O sucessor Expresso do Amanhã (2013) é o que podemos considerar o início da sua jornada para o Oscar. É nele que o sul-coreano atinge de forma mais direta a audiência ocidental, com uma ficção científica de estúdio estrelada pelo astro Chris Evans. O que não significa um Bong menos crítico ou subserviente a cartilhas. O filme é, aliás, um marco na sua filmografia, sendo considerado por muitos o seu melhor.
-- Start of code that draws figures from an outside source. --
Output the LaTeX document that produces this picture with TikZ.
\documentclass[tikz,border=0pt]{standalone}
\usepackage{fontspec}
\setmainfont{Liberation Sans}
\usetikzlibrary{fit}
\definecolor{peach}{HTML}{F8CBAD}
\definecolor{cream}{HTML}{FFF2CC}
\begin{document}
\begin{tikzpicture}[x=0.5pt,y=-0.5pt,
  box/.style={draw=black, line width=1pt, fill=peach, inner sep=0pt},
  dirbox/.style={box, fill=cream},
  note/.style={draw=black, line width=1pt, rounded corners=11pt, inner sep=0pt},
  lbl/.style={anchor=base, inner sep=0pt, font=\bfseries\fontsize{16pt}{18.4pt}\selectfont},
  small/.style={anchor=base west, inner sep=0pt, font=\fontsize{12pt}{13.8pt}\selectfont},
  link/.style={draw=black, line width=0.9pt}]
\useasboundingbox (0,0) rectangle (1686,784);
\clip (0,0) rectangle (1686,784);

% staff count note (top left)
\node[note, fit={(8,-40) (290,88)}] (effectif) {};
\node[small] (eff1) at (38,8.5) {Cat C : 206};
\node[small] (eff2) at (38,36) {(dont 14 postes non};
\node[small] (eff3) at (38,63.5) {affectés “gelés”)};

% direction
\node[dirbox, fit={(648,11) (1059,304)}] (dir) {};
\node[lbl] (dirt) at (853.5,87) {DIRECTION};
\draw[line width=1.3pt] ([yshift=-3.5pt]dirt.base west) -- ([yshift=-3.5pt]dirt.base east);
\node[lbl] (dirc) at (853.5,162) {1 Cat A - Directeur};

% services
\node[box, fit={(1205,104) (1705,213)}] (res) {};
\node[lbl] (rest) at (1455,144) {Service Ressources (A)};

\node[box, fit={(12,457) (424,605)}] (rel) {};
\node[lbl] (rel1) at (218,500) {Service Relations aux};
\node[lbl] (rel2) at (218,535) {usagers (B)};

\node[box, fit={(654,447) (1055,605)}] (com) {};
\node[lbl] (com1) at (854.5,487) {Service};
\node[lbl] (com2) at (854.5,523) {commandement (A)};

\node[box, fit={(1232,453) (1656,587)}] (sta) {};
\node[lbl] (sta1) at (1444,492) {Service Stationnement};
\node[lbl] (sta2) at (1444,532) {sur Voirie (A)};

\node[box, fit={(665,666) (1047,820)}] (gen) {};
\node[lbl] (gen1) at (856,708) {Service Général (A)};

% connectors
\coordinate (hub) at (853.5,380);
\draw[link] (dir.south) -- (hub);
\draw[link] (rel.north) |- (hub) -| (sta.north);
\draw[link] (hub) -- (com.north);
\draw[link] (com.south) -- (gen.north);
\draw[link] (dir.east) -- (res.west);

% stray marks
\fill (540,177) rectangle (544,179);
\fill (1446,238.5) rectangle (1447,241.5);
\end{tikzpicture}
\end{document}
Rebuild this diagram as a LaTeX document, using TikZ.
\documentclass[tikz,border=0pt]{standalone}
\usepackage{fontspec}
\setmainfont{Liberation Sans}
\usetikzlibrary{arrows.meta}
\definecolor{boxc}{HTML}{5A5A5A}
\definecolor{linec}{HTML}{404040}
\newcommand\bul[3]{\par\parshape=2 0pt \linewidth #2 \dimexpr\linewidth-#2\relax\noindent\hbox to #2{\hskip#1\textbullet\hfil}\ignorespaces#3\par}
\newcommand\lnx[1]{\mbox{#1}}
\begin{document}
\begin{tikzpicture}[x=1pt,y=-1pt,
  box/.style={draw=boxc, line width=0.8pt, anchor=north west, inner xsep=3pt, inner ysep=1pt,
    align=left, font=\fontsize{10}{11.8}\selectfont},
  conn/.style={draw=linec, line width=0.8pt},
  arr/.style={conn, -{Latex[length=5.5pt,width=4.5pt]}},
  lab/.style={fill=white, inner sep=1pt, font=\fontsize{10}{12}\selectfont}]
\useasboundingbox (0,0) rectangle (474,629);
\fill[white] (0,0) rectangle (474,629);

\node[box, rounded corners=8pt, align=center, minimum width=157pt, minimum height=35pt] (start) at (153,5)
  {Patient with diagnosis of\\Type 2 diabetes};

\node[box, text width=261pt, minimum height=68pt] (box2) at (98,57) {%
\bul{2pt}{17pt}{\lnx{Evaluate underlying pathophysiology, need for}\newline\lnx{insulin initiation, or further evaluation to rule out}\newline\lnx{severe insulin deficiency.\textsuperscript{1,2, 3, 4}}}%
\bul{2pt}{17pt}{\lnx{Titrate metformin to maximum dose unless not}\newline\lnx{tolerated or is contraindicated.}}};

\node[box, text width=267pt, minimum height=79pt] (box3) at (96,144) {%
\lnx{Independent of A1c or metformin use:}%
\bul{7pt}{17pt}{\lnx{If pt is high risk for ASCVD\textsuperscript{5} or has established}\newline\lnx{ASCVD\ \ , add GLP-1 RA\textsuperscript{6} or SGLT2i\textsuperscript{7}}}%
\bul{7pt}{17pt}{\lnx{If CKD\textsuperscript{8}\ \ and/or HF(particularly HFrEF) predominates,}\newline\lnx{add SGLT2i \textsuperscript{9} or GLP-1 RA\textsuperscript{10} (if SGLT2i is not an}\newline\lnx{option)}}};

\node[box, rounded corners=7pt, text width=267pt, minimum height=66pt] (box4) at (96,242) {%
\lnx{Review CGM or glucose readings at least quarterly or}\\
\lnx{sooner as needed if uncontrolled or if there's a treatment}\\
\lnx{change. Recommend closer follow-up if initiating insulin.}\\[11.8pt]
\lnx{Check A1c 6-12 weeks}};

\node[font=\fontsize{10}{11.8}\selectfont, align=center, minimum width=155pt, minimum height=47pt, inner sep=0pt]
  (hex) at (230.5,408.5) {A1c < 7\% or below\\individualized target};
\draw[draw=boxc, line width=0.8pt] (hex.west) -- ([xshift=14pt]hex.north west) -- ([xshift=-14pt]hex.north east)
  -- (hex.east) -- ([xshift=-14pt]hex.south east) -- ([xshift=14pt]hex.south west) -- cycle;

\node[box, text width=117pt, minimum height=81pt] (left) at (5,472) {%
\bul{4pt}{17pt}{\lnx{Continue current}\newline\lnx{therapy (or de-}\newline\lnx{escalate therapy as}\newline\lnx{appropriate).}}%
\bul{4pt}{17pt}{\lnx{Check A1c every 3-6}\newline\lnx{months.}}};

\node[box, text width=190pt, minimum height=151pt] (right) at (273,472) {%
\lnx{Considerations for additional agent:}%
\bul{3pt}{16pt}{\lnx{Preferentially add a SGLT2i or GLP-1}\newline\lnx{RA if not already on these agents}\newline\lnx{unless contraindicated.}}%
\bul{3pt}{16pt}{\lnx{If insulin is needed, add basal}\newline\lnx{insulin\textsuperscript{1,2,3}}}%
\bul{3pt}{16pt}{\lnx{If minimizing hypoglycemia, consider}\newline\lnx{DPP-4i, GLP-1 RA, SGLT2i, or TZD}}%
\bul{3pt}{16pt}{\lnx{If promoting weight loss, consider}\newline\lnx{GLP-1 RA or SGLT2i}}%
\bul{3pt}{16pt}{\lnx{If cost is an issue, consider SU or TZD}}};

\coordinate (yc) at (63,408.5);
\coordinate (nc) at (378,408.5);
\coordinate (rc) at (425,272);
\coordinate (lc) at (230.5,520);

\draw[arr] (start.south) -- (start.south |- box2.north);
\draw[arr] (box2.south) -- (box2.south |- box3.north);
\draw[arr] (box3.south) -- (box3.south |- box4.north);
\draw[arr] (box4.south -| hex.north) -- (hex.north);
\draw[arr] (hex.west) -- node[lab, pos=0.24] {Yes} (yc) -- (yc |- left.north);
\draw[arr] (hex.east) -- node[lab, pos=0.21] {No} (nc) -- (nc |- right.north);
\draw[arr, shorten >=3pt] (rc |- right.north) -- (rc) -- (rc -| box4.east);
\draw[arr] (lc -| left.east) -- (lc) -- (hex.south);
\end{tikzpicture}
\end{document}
Okja (2017), uma obra original da Netflix,vem na mesma pegada de expansão de mercado (até pelo seu selo). O longa se tornou quase um clássico cultural no Ocidente, principalmente na abordagem relacionada ao veganismo e as críticas a indústria alimentícia. As marcas de autor seguiram intactas, com o diretor explorando as novas formas de produção para aumentar ainda mais as dimensões dos seus trabalhos.
É aí que então, finalmente, chegamos a Parasita, vencedor de quatro categorias no Oscar 2020 (incluindo Melhor Filme) e da Palma de Ouro em Cannes, no ano passado. O longa parece uma síntese de tudo que Bong desenvolveu ao longo de todo o século. Estão lá a mistura de gêneros, o drama familiar, a crítica afiada a estruturas do seu próprio país (mas também um senso apurado dos impactos do imperialismo ocidental), além do domínio completo das sensações e reações da plateia.
Muitos podem não considerar Parasita a sua melhor obra, até pela relação menos ambígua que o diretor estabelece entre os clichês e construções de personagens (o parâmetro altíssimo foi estabelecido por ninguém menos que ele mesmo).
De toda forma, dos grandes autores que o cinema sul-coreano possui em atividade – e estamos falando de mestres como Hong Sang-Soo e Lee Chang-Dong –, talvez não existisse assinatura melhor que a de Bong para quebrar hegemonias em premiações tão caquéticas como Oscar.